A luz do quasar passa por muitas nuvens de hidrogênio em diferentes distâncias em seu caminho, cada uma delas deixando sua marca em redshifts menores da faixa UV. Em teoria, a análise da mudança na transmissão por linha desviada para o vermelho deve fornecer o tempo ou a distância em que o gás hidrogênio foi totalmente ionizado

Modelos ajudam a desvendar influências concorrentes

Infelizmente, as circunstâncias são ainda mais complicadas. Desde o fim da reionização, apenas o espaço intergaláctico está totalmente ionizado. Existe uma rede de matéria parcialmente neutra que conecta galáxias e aglomerados de galáxias, chamada de “teia cósmica”. Onde o gás hidrogênio é neutro, também deixa sua marca na luz do quasar.

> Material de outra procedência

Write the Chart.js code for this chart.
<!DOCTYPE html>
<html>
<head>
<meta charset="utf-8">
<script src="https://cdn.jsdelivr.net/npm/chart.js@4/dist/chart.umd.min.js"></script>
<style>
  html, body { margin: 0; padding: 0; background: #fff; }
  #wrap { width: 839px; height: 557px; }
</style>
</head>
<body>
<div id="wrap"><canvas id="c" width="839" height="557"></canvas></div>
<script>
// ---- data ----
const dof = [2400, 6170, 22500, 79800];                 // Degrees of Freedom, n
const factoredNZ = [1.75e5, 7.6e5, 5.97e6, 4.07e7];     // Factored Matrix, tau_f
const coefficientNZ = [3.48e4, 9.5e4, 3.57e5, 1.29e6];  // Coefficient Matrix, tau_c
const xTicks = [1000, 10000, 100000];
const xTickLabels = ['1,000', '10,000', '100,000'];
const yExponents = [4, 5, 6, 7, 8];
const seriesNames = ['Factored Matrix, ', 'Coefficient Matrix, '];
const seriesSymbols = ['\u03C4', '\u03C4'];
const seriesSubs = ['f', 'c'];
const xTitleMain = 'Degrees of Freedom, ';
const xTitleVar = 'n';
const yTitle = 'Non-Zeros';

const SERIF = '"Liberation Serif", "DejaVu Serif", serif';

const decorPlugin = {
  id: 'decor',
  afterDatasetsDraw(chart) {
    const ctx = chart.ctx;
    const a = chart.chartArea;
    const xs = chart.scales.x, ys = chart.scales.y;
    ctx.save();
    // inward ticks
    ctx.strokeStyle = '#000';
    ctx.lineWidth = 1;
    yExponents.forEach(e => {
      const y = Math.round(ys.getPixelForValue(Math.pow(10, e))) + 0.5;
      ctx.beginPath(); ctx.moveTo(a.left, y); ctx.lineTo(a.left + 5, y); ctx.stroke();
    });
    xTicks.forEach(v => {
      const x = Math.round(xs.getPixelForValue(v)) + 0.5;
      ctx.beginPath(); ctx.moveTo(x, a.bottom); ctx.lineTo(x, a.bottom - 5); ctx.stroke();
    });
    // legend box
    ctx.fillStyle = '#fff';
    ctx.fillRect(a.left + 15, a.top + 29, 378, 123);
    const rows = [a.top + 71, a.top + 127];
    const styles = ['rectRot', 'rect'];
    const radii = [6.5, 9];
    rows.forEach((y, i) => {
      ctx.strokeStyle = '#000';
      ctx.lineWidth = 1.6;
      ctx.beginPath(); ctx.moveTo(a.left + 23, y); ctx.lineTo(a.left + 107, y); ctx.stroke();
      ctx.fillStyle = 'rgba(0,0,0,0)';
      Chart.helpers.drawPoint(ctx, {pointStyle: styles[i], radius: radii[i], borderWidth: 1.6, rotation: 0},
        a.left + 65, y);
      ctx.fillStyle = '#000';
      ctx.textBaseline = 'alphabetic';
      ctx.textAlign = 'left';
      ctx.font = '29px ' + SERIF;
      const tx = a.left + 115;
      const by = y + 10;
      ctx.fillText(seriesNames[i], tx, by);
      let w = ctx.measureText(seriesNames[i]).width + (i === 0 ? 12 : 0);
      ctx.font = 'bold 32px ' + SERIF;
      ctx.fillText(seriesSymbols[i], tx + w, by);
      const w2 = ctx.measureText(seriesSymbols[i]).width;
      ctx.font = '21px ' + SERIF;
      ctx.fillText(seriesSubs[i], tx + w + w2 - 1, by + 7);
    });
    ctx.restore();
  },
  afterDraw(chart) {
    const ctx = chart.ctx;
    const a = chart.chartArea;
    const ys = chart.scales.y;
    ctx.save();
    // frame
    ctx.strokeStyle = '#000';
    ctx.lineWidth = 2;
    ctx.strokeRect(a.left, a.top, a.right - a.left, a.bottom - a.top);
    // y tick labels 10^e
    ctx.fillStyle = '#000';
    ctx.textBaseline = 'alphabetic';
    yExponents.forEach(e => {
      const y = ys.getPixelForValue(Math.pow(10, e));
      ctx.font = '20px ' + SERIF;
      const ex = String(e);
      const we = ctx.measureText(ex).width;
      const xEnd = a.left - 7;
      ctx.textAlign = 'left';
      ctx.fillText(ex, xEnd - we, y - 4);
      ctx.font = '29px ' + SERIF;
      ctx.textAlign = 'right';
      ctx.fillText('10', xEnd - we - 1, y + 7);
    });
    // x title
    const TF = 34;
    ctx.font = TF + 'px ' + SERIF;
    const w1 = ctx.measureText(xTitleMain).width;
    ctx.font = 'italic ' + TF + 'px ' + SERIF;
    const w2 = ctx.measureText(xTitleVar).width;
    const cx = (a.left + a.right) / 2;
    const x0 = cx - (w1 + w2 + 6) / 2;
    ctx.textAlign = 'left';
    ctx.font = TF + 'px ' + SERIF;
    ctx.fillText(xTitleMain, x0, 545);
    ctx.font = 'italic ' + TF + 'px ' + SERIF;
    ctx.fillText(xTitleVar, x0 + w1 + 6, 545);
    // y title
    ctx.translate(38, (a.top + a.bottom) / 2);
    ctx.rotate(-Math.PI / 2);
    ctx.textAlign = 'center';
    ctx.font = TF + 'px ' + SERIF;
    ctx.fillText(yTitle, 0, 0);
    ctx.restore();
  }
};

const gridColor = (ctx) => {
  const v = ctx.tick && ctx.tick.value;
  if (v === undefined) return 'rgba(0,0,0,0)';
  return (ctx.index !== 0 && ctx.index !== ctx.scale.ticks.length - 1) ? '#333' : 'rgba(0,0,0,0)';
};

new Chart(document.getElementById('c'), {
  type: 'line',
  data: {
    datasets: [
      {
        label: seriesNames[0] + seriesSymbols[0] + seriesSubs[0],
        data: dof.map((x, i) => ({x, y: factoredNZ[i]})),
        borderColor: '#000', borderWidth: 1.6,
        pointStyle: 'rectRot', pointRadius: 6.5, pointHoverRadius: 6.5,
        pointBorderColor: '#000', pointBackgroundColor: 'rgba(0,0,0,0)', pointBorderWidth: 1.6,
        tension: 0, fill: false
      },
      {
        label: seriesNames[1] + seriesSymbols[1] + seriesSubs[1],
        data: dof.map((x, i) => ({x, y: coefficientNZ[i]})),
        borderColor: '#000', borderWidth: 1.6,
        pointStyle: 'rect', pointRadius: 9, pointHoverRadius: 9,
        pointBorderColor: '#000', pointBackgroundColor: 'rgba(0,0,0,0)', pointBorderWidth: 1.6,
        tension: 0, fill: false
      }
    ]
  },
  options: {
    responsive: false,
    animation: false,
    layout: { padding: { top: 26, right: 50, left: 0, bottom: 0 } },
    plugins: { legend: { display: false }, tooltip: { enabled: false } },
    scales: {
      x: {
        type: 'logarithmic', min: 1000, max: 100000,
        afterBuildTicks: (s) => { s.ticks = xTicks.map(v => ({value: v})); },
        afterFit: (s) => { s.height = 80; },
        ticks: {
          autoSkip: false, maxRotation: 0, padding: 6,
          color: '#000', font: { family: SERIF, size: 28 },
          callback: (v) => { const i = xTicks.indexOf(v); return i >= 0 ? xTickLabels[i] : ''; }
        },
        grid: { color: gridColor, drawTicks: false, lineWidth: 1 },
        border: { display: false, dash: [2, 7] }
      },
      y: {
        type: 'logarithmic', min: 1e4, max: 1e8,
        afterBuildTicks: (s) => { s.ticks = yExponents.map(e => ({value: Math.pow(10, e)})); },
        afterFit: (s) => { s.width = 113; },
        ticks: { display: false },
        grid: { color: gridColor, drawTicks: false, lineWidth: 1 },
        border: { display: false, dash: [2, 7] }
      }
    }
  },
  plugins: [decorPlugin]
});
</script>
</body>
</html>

Para desvendar essas influências, a equipe aplicou um modelo físico que reproduz variações medidas em uma época muito posterior, quando o gás intergaláctico já estava totalmente ionizado. Quando compararam o modelo com seus resultados, descobriram um desvio no comprimento de onda em que a linha de 121,6 nanômetros foi deslocada por um fator de 5,3 vezes correspondendo a uma idade cósmica de 1,1 bilhão de anos. Essa transição indica o momento em que as mudanças na luz do quasar medida se tornam inconsistentes com as flutuações da teia cósmica sozinha. Portanto, esse foi o último período em que o gás hidrogênio neutro deve ter estado presente no espaço intergaláctico e, posteriormente, tornou-se ionizado. Era o fim da “alvorada cósmica”.

O futuro é brilhante

“Este novo conjunto de dados fornece uma referência crucial contra a qual simulações numéricas do primeiro bilhão de anos do Universo serão testadas nos próximos anos”, diz Frederick Davies. Eles ajudarão a caracterizar as fontes ionizantes, as primeiras gerações de estrelas.

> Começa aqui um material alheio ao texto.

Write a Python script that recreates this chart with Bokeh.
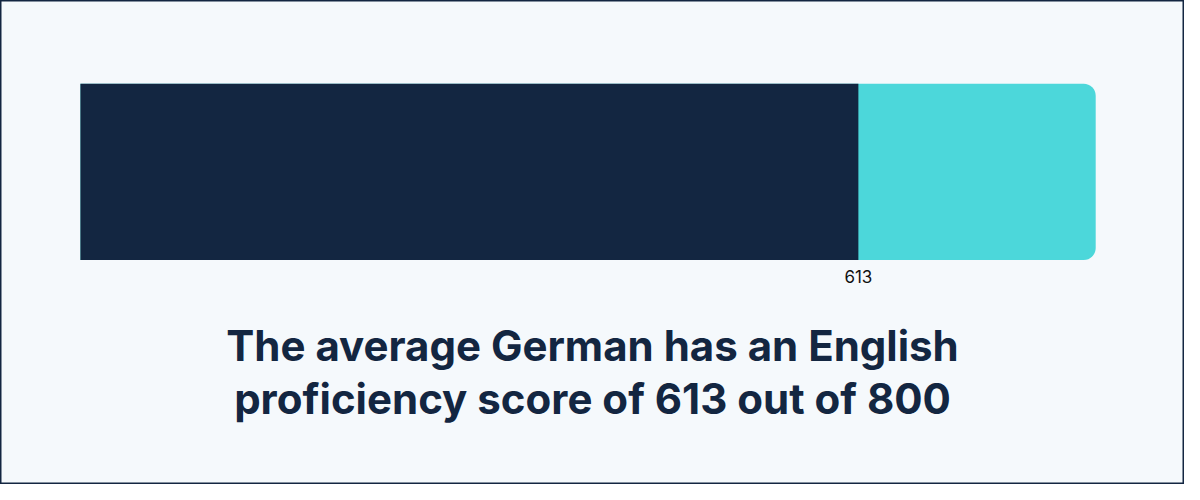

“A direção futura mais empolgante para o nosso trabalho é expandi-lo para tempos ainda mais antigos, no meio do processo de reionização”, ressalta Sarah Bosman. “Infelizmente, distâncias maiores significam que esses quasares anteriores são significativamente mais fracos. Portanto, a área de coleta expandida de telescópios de próxima geração, como o ELT, será crucial”.